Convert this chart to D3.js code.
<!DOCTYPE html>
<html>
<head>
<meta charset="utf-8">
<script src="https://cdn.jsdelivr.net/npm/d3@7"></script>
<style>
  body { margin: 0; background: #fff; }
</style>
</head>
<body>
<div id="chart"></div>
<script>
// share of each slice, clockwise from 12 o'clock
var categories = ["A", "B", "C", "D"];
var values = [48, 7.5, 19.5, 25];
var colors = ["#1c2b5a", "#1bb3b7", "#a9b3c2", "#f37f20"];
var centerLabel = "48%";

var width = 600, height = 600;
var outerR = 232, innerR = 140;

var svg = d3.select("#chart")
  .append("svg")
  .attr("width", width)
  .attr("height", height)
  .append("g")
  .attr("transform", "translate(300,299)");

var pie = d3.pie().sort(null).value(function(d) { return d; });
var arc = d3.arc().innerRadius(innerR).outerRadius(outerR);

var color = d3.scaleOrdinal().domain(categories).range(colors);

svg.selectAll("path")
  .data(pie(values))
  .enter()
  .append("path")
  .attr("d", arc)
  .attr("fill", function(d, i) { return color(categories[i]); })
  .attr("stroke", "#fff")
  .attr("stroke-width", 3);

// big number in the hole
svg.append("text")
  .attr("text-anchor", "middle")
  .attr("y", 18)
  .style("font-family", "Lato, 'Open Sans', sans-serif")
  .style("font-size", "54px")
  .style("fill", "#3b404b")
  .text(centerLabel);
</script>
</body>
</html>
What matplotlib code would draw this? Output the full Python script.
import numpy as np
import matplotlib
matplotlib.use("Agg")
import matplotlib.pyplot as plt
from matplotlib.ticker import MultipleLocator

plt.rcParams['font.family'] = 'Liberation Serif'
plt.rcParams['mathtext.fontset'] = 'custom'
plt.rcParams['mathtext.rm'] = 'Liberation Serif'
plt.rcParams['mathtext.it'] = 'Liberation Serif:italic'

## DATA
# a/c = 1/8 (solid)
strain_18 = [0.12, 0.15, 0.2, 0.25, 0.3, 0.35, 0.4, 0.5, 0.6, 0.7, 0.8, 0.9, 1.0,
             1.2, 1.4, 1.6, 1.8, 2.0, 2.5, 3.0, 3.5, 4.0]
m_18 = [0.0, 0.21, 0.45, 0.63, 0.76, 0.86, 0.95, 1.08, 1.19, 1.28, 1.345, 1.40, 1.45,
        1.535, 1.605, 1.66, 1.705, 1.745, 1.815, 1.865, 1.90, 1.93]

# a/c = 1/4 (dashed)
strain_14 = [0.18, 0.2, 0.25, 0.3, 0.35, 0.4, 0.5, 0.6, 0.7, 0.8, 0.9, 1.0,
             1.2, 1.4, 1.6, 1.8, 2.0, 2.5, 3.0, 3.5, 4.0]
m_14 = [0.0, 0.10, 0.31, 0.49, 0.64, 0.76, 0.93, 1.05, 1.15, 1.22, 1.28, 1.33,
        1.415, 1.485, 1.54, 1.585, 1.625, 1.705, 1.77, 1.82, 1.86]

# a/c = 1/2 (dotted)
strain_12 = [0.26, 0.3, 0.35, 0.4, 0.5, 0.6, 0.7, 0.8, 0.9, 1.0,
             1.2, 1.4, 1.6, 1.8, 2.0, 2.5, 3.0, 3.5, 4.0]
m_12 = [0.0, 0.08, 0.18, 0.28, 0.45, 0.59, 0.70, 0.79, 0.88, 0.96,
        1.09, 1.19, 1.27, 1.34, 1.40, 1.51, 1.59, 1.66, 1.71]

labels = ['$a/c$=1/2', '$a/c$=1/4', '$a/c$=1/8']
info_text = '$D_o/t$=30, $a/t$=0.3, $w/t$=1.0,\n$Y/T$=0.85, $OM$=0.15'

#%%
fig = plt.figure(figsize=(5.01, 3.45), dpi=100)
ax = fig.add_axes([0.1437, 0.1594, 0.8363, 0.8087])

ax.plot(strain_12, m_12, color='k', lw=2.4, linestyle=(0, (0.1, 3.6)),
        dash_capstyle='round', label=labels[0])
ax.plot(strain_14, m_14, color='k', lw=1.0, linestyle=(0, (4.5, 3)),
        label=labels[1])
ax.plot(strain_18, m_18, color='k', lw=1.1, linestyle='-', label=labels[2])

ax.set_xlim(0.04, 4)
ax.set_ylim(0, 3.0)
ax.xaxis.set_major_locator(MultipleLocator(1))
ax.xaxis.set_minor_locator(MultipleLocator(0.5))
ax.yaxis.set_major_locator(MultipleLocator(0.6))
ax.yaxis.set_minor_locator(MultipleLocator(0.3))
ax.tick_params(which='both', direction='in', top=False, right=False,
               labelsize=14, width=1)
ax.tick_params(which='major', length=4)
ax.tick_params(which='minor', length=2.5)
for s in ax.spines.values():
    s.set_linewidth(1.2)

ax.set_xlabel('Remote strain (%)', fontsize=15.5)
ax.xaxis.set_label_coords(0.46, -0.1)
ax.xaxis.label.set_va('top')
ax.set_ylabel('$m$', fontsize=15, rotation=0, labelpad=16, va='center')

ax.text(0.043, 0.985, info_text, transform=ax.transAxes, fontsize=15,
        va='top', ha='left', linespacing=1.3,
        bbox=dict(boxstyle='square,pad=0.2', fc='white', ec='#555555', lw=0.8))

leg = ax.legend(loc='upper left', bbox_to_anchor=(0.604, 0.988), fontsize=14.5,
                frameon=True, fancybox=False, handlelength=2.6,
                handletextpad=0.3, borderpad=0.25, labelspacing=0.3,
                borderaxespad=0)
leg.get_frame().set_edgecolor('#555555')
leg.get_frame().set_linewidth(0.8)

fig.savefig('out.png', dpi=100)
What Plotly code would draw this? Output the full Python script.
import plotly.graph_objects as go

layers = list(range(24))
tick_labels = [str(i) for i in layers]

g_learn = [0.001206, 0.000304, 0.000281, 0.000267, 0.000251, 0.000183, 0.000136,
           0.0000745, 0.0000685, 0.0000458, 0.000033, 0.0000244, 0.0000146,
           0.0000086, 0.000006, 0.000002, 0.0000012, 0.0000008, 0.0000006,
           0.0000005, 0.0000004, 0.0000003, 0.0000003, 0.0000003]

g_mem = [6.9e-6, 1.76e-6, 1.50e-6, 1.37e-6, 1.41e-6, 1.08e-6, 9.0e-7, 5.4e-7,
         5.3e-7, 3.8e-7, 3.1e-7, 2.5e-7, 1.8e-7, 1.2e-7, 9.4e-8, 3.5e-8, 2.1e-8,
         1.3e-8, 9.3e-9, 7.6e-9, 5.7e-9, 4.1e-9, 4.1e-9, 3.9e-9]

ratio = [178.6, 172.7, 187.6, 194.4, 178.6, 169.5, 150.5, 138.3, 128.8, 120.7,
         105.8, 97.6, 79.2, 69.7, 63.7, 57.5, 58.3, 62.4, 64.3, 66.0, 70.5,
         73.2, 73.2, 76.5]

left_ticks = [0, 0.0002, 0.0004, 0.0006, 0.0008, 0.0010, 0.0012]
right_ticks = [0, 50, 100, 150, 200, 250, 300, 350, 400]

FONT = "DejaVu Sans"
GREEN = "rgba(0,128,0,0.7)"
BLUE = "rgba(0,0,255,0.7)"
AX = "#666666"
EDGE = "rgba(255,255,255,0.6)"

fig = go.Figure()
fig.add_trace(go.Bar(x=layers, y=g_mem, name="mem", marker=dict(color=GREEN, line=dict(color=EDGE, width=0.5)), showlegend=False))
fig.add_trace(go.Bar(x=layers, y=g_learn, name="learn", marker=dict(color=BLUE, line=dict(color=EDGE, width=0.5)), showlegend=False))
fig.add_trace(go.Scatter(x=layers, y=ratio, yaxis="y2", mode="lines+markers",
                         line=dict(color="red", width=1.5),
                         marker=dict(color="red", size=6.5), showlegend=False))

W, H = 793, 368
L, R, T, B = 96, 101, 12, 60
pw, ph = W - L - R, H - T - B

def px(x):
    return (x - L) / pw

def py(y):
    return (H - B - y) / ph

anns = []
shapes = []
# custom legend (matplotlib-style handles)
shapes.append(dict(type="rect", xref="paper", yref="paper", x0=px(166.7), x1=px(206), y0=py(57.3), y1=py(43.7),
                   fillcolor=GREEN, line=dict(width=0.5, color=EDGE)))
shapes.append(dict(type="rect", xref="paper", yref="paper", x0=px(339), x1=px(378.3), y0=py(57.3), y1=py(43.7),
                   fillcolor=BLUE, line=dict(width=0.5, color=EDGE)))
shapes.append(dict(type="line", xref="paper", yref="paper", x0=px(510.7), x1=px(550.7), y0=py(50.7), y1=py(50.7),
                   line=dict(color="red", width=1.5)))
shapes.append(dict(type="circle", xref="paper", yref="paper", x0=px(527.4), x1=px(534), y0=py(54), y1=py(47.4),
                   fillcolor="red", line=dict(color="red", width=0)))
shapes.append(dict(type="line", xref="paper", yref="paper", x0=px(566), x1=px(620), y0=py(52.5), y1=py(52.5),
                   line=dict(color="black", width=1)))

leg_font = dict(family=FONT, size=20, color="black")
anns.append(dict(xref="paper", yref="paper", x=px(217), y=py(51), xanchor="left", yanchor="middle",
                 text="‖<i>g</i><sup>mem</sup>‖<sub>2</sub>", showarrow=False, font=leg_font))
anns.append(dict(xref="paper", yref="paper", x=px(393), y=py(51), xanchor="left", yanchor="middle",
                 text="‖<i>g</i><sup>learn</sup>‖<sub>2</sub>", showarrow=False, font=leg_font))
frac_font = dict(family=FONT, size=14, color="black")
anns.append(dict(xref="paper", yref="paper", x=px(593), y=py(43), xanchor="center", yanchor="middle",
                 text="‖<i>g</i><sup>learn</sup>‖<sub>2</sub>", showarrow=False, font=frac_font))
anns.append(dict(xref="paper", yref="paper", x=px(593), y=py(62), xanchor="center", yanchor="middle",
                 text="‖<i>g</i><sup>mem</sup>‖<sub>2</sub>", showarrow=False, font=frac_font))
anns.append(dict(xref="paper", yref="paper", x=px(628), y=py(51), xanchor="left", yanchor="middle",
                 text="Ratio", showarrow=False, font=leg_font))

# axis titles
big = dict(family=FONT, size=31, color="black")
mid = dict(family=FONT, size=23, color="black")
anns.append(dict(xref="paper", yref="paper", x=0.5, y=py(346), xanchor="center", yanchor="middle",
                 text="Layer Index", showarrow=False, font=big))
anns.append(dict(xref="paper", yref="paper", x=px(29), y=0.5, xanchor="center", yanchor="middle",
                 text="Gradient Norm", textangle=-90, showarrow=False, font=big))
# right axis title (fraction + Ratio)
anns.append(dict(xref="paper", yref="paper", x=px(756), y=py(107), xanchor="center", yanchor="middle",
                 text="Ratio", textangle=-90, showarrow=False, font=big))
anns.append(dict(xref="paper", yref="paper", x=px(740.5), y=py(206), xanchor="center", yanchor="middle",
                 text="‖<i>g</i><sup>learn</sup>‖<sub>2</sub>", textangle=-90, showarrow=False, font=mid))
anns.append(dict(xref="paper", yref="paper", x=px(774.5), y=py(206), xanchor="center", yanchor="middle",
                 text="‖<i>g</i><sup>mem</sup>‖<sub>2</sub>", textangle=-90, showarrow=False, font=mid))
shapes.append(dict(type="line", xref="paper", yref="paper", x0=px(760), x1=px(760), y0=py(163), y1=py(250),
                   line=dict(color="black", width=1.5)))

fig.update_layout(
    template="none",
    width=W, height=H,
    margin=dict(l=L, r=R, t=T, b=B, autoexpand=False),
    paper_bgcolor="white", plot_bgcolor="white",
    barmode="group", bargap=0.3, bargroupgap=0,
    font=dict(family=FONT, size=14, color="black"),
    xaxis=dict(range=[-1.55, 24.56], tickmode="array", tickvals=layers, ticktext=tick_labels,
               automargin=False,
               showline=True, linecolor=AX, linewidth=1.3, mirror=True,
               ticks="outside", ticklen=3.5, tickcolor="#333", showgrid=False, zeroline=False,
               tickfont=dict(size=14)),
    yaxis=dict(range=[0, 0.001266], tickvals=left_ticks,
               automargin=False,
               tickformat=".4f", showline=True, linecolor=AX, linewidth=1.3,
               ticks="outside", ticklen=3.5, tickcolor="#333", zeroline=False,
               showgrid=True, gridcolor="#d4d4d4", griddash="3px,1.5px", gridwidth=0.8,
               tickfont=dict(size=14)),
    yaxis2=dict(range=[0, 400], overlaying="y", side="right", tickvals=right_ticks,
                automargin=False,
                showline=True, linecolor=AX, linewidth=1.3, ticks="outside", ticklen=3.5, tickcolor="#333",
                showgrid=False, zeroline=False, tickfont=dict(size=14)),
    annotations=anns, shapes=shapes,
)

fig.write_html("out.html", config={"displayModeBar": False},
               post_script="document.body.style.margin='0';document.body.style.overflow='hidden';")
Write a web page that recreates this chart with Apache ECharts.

========================================

Objective: Set out every line from the material that contains the string "draw".

Exercise response:
What matplotlib code would draw this? Output the full Python script.
What Plotly code would draw this? Output the full Python script.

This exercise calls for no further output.